Return all entries word for word, but drop any images.

====== RECORDED DATA ======

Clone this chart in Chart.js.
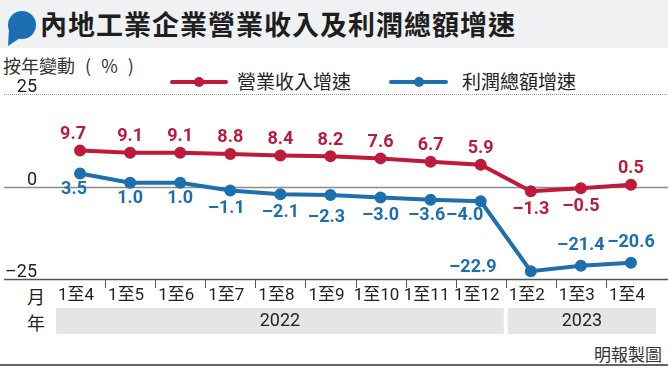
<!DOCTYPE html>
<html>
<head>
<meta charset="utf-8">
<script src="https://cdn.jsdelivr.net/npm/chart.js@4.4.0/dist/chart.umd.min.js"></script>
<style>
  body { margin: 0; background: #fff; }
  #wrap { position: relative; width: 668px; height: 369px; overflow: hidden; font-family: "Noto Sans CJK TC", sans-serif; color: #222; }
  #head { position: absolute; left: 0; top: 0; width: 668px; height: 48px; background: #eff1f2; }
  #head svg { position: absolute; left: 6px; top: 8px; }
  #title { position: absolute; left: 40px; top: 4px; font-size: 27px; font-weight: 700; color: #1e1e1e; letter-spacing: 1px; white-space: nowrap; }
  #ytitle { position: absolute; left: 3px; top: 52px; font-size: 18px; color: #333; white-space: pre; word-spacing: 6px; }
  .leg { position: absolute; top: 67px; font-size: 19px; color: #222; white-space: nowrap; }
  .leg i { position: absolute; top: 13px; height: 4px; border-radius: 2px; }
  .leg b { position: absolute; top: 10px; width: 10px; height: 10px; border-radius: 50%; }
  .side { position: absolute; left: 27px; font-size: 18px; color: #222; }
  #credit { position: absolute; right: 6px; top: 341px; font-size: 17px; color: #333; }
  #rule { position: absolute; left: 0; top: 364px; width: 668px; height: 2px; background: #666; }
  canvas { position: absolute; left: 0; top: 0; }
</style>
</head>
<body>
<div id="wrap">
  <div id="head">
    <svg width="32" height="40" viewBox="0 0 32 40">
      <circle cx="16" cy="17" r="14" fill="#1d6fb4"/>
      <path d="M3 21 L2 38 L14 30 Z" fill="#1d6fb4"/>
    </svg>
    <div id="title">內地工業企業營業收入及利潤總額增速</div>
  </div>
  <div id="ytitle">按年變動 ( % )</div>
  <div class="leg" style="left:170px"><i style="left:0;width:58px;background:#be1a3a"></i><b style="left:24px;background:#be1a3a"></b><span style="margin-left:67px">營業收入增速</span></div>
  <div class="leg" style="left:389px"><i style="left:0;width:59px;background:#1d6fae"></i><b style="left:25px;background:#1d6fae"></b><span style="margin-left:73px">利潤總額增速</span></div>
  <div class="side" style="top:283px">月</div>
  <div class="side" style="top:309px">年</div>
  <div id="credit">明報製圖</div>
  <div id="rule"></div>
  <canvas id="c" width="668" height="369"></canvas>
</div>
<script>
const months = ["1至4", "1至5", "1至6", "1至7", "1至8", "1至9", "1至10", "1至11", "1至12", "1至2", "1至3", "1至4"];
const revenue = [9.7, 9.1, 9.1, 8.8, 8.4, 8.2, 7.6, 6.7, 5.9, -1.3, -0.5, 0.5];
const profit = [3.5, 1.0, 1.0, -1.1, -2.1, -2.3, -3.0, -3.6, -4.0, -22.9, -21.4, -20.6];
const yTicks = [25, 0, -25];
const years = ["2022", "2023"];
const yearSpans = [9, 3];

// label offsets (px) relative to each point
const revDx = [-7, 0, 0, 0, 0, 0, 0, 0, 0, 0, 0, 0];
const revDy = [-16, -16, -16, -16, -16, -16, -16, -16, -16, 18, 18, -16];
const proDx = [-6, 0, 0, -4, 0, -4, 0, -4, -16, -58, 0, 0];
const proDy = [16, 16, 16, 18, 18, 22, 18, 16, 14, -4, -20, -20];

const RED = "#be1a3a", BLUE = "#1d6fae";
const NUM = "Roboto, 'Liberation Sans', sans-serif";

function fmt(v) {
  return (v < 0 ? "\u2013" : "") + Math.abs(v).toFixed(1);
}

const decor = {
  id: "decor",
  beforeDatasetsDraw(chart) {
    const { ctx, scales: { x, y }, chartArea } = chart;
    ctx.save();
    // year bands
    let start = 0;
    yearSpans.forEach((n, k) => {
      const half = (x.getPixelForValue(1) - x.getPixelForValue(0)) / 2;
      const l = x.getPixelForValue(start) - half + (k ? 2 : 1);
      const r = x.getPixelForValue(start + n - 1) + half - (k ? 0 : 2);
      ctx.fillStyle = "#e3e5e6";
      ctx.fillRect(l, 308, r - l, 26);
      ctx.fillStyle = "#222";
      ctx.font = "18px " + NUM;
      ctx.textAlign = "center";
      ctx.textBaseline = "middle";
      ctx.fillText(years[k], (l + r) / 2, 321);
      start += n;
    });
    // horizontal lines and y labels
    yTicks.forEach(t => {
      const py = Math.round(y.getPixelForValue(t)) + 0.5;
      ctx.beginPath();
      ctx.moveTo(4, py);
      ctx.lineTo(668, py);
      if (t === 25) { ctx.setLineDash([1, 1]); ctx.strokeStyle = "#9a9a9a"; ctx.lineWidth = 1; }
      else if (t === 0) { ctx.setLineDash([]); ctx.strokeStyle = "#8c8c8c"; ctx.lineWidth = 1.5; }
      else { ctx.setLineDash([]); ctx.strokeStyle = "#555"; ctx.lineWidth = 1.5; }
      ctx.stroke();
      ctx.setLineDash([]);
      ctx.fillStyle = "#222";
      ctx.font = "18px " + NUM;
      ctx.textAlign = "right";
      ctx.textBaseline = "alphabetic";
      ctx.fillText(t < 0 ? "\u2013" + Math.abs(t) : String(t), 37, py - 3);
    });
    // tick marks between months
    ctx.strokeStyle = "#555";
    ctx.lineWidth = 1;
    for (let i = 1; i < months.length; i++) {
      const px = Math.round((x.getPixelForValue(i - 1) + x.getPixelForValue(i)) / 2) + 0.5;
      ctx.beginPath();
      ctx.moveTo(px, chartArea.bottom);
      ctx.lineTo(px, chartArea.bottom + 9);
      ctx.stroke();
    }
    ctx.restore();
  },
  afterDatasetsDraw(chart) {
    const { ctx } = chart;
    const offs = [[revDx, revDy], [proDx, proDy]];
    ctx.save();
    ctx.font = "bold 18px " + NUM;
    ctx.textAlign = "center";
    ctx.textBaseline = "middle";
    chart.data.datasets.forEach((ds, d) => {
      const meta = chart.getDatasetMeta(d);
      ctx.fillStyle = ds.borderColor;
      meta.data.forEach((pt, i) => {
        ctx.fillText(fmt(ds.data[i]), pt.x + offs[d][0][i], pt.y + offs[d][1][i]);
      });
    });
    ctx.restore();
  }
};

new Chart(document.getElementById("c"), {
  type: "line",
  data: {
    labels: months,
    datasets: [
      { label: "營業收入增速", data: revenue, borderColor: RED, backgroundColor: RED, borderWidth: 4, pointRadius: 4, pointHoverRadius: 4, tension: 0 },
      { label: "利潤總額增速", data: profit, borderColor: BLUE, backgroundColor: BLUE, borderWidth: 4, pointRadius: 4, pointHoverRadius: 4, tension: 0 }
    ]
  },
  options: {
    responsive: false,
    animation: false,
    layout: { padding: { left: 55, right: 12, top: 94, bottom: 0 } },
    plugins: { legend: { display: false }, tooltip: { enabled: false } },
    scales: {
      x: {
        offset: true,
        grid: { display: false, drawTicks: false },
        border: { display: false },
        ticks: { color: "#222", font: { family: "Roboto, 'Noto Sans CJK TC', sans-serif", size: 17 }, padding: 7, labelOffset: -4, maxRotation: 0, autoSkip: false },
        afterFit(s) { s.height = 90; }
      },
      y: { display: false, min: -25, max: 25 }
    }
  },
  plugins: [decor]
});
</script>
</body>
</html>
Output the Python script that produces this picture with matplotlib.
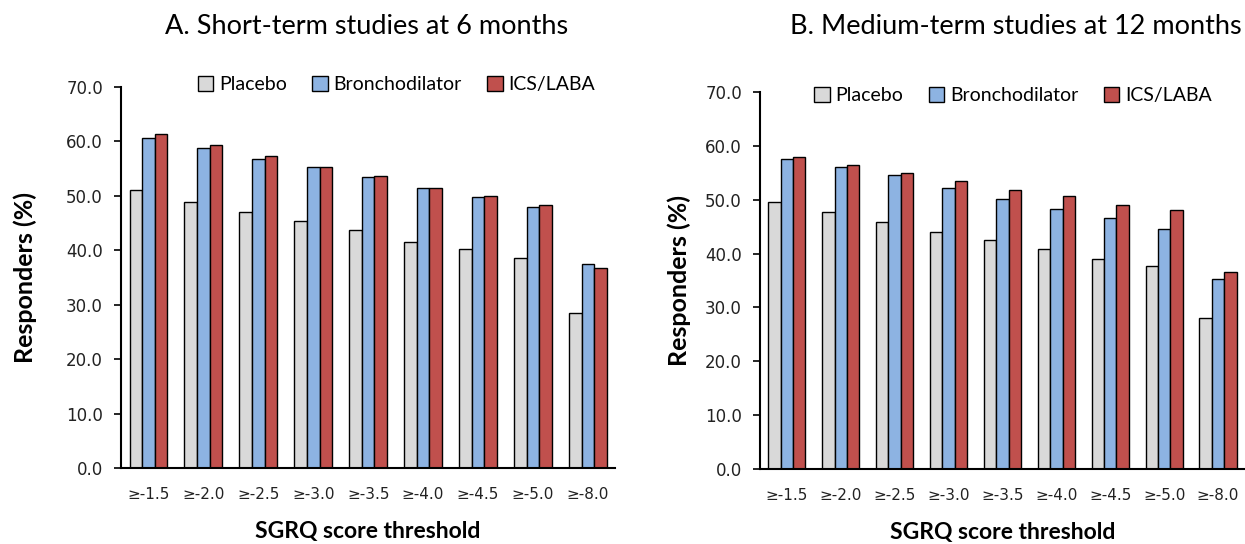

======

(CORRECT ANSWER)
Clone this chart in Chart.js.
<!DOCTYPE html>
<html>
<head>
<meta charset="utf-8">
<script src="https://cdn.jsdelivr.net/npm/chart.js@4.4.0/dist/chart.umd.min.js"></script>
<style>
  body { margin: 0; background: #fff; }
  #wrap { position: relative; width: 668px; height: 369px; overflow: hidden; font-family: "Noto Sans CJK TC", sans-serif; color: #222; }
  #head { position: absolute; left: 0; top: 0; width: 668px; height: 48px; background: #eff1f2; }
  #head svg { position: absolute; left: 6px; top: 8px; }
  #title { position: absolute; left: 40px; top: 4px; font-size: 27px; font-weight: 700; color: #1e1e1e; letter-spacing: 1px; white-space: nowrap; }
  #ytitle { position: absolute; left: 3px; top: 52px; font-size: 18px; color: #333; white-space: pre; word-spacing: 6px; }
  .leg { position: absolute; top: 67px; font-size: 19px; color: #222; white-space: nowrap; }
  .leg i { position: absolute; top: 13px; height: 4px; border-radius: 2px; }
  .leg b { position: absolute; top: 10px; width: 10px; height: 10px; border-radius: 50%; }
  .side { position: absolute; left: 27px; font-size: 18px; color: #222; }
  #credit { position: absolute; right: 6px; top: 341px; font-size: 17px; color: #333; }
  #rule { position: absolute; left: 0; top: 364px; width: 668px; height: 2px; background: #666; }
  canvas { position: absolute; left: 0; top: 0; }
</style>
</head>
<body>
<div id="wrap">
  <div id="head">
    <svg width="32" height="40" viewBox="0 0 32 40">
      <circle cx="16" cy="17" r="14" fill="#1d6fb4"/>
      <path d="M3 21 L2 38 L14 30 Z" fill="#1d6fb4"/>
    </svg>
    <div id="title">內地工業企業營業收入及利潤總額增速</div>
  </div>
  <div id="ytitle">按年變動 ( % )</div>
  <div class="leg" style="left:170px"><i style="left:0;width:58px;background:#be1a3a"></i><b style="left:24px;background:#be1a3a"></b><span style="margin-left:67px">營業收入增速</span></div>
  <div class="leg" style="left:389px"><i style="left:0;width:59px;background:#1d6fae"></i><b style="left:25px;background:#1d6fae"></b><span style="margin-left:73px">利潤總額增速</span></div>
  <div class="side" style="top:283px">月</div>
  <div class="side" style="top:309px">年</div>
  <div id="credit">明報製圖</div>
  <div id="rule"></div>
  <canvas id="c" width="668" height="369"></canvas>
</div>
<script>
const months = ["1至4", "1至5", "1至6", "1至7", "1至8", "1至9", "1至10", "1至11", "1至12", "1至2", "1至3", "1至4"];
const revenue = [9.7, 9.1, 9.1, 8.8, 8.4, 8.2, 7.6, 6.7, 5.9, -1.3, -0.5, 0.5];
const profit = [3.5, 1.0, 1.0, -1.1, -2.1, -2.3, -3.0, -3.6, -4.0, -22.9, -21.4, -20.6];
const yTicks = [25, 0, -25];
const years = ["2022", "2023"];
const yearSpans = [9, 3];

// label offsets (px) relative to each point
const revDx = [-7, 0, 0, 0, 0, 0, 0, 0, 0, 0, 0, 0];
const revDy = [-16, -16, -16, -16, -16, -16, -16, -16, -16, 18, 18, -16];
const proDx = [-6, 0, 0, -4, 0, -4, 0, -4, -16, -58, 0, 0];
const proDy = [16, 16, 16, 18, 18, 22, 18, 16, 14, -4, -20, -20];

const RED = "#be1a3a", BLUE = "#1d6fae";
const NUM = "Roboto, 'Liberation Sans', sans-serif";

function fmt(v) {
  return (v < 0 ? "\u2013" : "") + Math.abs(v).toFixed(1);
}

const decor = {
  id: "decor",
  beforeDatasetsDraw(chart) {
    const { ctx, scales: { x, y }, chartArea } = chart;
    ctx.save();
    // year bands
    let start = 0;
    yearSpans.forEach((n, k) => {
      const half = (x.getPixelForValue(1) - x.getPixelForValue(0)) / 2;
      const l = x.getPixelForValue(start) - half + (k ? 2 : 1);
      const r = x.getPixelForValue(start + n - 1) + half - (k ? 0 : 2);
      ctx.fillStyle = "#e3e5e6";
      ctx.fillRect(l, 308, r - l, 26);
      ctx.fillStyle = "#222";
      ctx.font = "18px " + NUM;
      ctx.textAlign = "center";
      ctx.textBaseline = "middle";
      ctx.fillText(years[k], (l + r) / 2, 321);
      start += n;
    });
    // horizontal lines and y labels
    yTicks.forEach(t => {
      const py = Math.round(y.getPixelForValue(t)) + 0.5;
      ctx.beginPath();
      ctx.moveTo(4, py);
      ctx.lineTo(668, py);
      if (t === 25) { ctx.setLineDash([1, 1]); ctx.strokeStyle = "#9a9a9a"; ctx.lineWidth = 1; }
      else if (t === 0) { ctx.setLineDash([]); ctx.strokeStyle = "#8c8c8c"; ctx.lineWidth = 1.5; }
      else { ctx.setLineDash([]); ctx.strokeStyle = "#555"; ctx.lineWidth = 1.5; }
      ctx.stroke();
      ctx.setLineDash([]);
      ctx.fillStyle = "#222";
      ctx.font = "18px " + NUM;
      ctx.textAlign = "right";
      ctx.textBaseline = "alphabetic";
      ctx.fillText(t < 0 ? "\u2013" + Math.abs(t) : String(t), 37, py - 3);
    });
    // tick marks between months
    ctx.strokeStyle = "#555";
    ctx.lineWidth = 1;
    for (let i = 1; i < months.length; i++) {
      const px = Math.round((x.getPixelForValue(i - 1) + x.getPixelForValue(i)) / 2) + 0.5;
      ctx.beginPath();
      ctx.moveTo(px, chartArea.bottom);
      ctx.lineTo(px, chartArea.bottom + 9);
      ctx.stroke();
    }
    ctx.restore();
  },
  afterDatasetsDraw(chart) {
    const { ctx } = chart;
    const offs = [[revDx, revDy], [proDx, proDy]];
    ctx.save();
    ctx.font = "bold 18px " + NUM;
    ctx.textAlign = "center";
    ctx.textBaseline = "middle";
    chart.data.datasets.forEach((ds, d) => {
      const meta = chart.getDatasetMeta(d);
      ctx.fillStyle = ds.borderColor;
      meta.data.forEach((pt, i) => {
        ctx.fillText(fmt(ds.data[i]), pt.x + offs[d][0][i], pt.y + offs[d][1][i]);
      });
    });
    ctx.restore();
  }
};

new Chart(document.getElementById("c"), {
  type: "line",
  data: {
    labels: months,
    datasets: [
      { label: "營業收入增速", data: revenue, borderColor: RED, backgroundColor: RED, borderWidth: 4, pointRadius: 4, pointHoverRadius: 4, tension: 0 },
      { label: "利潤總額增速", data: profit, borderColor: BLUE, backgroundColor: BLUE, borderWidth: 4, pointRadius: 4, pointHoverRadius: 4, tension: 0 }
    ]
  },
  options: {
    responsive: false,
    animation: false,
    layout: { padding: { left: 55, right: 12, top: 94, bottom: 0 } },
    plugins: { legend: { display: false }, tooltip: { enabled: false } },
    scales: {
      x: {
        offset: true,
        grid: { display: false, drawTicks: false },
        border: { display: false },
        ticks: { color: "#222", font: { family: "Roboto, 'Noto Sans CJK TC', sans-serif", size: 17 }, padding: 7, labelOffset: -4, maxRotation: 0, autoSkip: false },
        afterFit(s) { s.height = 90; }
      },
      y: { display: false, min: -25, max: 25 }
    }
  },
  plugins: [decor]
});
</script>
</body>
</html>
Output the Python script that produces this picture with matplotlib.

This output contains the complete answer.